Question

Verify the given identity.$$1-\tan ^{2} x=\frac{\cos 2 x}{\cos ^{2} x}$$

Answer

**step1 Rewrite the Left Hand Side (LHS) in terms of sine and cosine**

The first step is to express the tangent function on the left side of the identity in terms of sine and cosine. We know that $$\tan x = \frac{\sin x}{\cos x}$$. Therefore, $$\tan^2 x = \frac{\sin^2 x}{\cos^2 x}$$. Substitute this into the LHS of the given identity.

$$1 - \tan^2 x = 1 - \frac{\sin^2 x}{\cos^2 x}$$

**step2 Combine the terms in the LHS**

To combine the terms on the left side, find a common denominator, which is $$\cos^2 x$$. Rewrite 1 as $$\frac{\cos^2 x}{\cos^2 x}$$ and then perform the subtraction.

$$1 - \frac{\sin^2 x}{\cos^2 x} = \frac{\cos^2 x}{\cos^2 x} - \frac{\sin^2 x}{\cos^2 x} = \frac{\cos^2 x - \sin^2 x}{\cos^2 x}$$

**step3 Apply the double-angle identity for cosine**

The numerator, $$\cos^2 x - \sin^2 x$$, is a well-known double-angle identity for cosine. Specifically, it is equal to $$\cos 2x$$. Substitute this identity into the expression obtained in the previous step.

$$\frac{\cos^2 x - \sin^2 x}{\cos^2 x} = \frac{\cos 2x}{\cos^2 x}$$

**step4 Compare the transformed LHS with the RHS**

After transforming the Left Hand Side (LHS), we observe that the resulting expression is identical to the Right Hand Side (RHS) of the given identity. This proves that the identity is true.

$$\text{LHS} = \frac{\cos 2x}{\cos^2 x}$$

$$\text{RHS} = \frac{\cos 2x}{\cos^2 x}$$

Since LHS = RHS, the identity is verified.

Alternative answer

Answer: The identity is verified. Explain
This is a question about using trigonometric identities, specifically the double angle formula for cosine and the definition of tangent. . The solving step is:

First, I looked at the equation: $1-\tan^2 x = \frac{\cos 2x}{\cos^2 x}$.
It's usually easier to start with the side that looks a bit more complicated, so I picked the right-hand side: $\frac{\cos 2x}{\cos^2 x}$.
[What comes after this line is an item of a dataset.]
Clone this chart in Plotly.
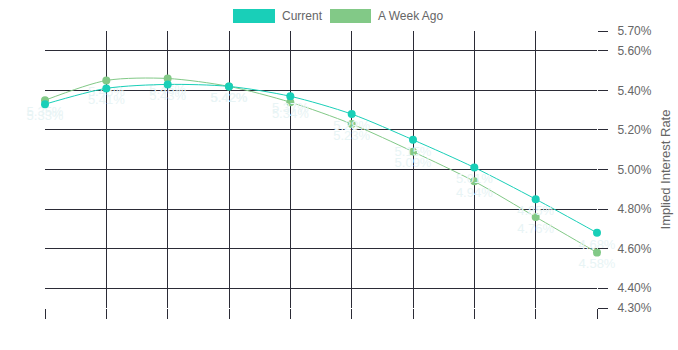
import plotly.graph_objects as go

meetings = [1, 2, 3, 4, 5, 6, 7, 8, 9, 10]
current = [5.33, 5.41, 5.43, 5.42, 5.37, 5.28, 5.15, 5.01, 4.85, 4.68]
week_ago = [5.35, 5.45, 5.46, 5.42, 5.34, 5.23, 5.09, 4.94, 4.76, 4.58]
y_ticks = [4.3, 4.4, 4.6, 4.8, 5.0, 5.2, 5.4, 5.6, 5.7]
series_names = ["Current", "A Week Ago"]

c_cur = "#19cfb8"
c_wk = "#82c987"
label_color = "#e8f4f5"
FONT = "Liberation Sans, Arial, Helvetica"

fig = go.Figure()
for name, vals, col in [(series_names[1], week_ago, c_wk), (series_names[0], current, c_cur)]:
    fig.add_trace(go.Scatter(
        x=meetings, y=vals, mode="lines+markers+text", name=name,
        line=dict(color=col, width=1, shape="spline", smoothing=0.8),
        marker=dict(color=col, size=8),
        text=[f"{v:.2f}%" for v in vals], textposition="bottom center",
        textfont=dict(color=label_color, size=13, family=FONT),
        showlegend=False, cliponaxis=False,
    ))

# legend drawn as rectangles + labels above the plot
L, R, T, B = 45, 597, 31, 308
W, H = R - L, B - T
def px(x):
    return (x - L) / W
def py(y):
    return 1 + (T - y) / H

legend_items = [(series_names[0], c_cur, 233, 275), (series_names[1], c_wk, 330, 371)]
for name, col, x0, x1 in legend_items:
    fig.add_shape(type="rect", xref="paper", yref="paper",
                  x0=px(x0), x1=px(x1), y0=py(23), y1=py(9),
                  fillcolor=col, line=dict(width=0))
    fig.add_annotation(text=name, xref="paper", yref="paper", x=px(x1 + 5), y=py(16),
                       xanchor="left", yanchor="middle", showarrow=False,
                       font=dict(size=12, color="#666", family=FONT))

fig.update_layout(
    width=678, height=350,
    margin=dict(l=L, r=678 - R, t=T, b=350 - B, autoexpand=False),
    paper_bgcolor="white", plot_bgcolor="white",
    font=dict(family=FONT, color="#666", size=12),
    showlegend=False,
)
fig.update_xaxes(range=[1, 10], tickvals=meetings, showticklabels=False,
                 showgrid=True, gridcolor="#2b2b36", gridwidth=1,
                 ticks="outside", ticklen=10, tickcolor="#2b2b36",
                 zeroline=False, showline=False)
fig.update_yaxes(range=[4.3, 5.7], side="right", tickvals=y_ticks,
                 ticktext=[f"{v:.2f}%" for v in y_ticks],
                 showgrid=True, gridcolor="#2b2b36", gridwidth=1,
                 ticks="outside", ticklen=10, tickcolor="#2b2b36",
                 ticklabelstandoff=7,
                 tickfont=dict(size=12, color="#666"),
                 title=dict(text="Implied Interest Rate", font=dict(size=13, color="#666"), standoff=10),
                 zeroline=False, showline=False)

fig.write_html("out.html")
I remembered a cool trick called the "double angle formula" for cosine, which says that $\cos 2x$ can be written as $\cos^2 x - \sin^2 x$. This is super handy!

So, I replaced $\cos 2x$ in the fraction:
$\frac{\cos^2 x - \sin^2 x}{\cos^2 x}$

Now, I can split this big fraction into two smaller ones, since they share the same bottom part:
$\frac{\cos^2 x}{\cos^2 x} - \frac{\sin^2 x}{\cos^2 x}$

The first part, $\frac{\cos^2 x}{\cos^2 x}$, is just 1 (anything divided by itself is 1, as long as it's not zero!).

The second part, $\frac{\sin^2 x}{\cos^2 x}$, made me think of tangent! Because $\tan x = \frac{\sin x}{\cos x}$, that means $\tan^2 x = \frac{\sin^2 x}{\cos^2 x}$.

So, putting it all together, the right-hand side became:
$1 - \tan^2 x$

And guess what? That's exactly what the left-hand side of the original equation was! Since both sides ended up being the same ($1 - \tan^2 x$), the identity is verified. It's like solving a puzzle!

Alternative answer

Answer:
The identity is verified. Explain
This is a question about trigonometric identities . The solving step is:

First, I looked at the right side of the equation: $\frac{\cos 2x}{\cos^2 x}$.
I remembered a cool formula for $\cos 2x$: it can be written as $\cos^2 x - \sin^2 x$.
So, I changed the right side to: $\frac{\cos^2 x - \sin^2 x}{\cos^2 x}$.
Then, I split the fraction into two parts: $\frac{\cos^2 x}{\cos^2 x} - \frac{\sin^2 x}{\cos^2 x}$.
The first part, $\frac{\cos^2 x}{\cos^2 x}$, just equals 1 (because anything divided by itself is 1!).
The second part, $\frac{\sin^2 x}{\cos^2 x}$, is the same as $\left(\frac{\sin x}{\cos x}\right)^2$.
And I know that $\frac{\sin x}{\cos x}$ is $\tan x$. So, $\left(\frac{\sin x}{\cos x}\right)^2$ is $\tan^2 x$.
Putting it all together, the right side became $1 - \tan^2 x$.
This is exactly the same as the left side of the equation! So, both sides are equal, and the identity is true!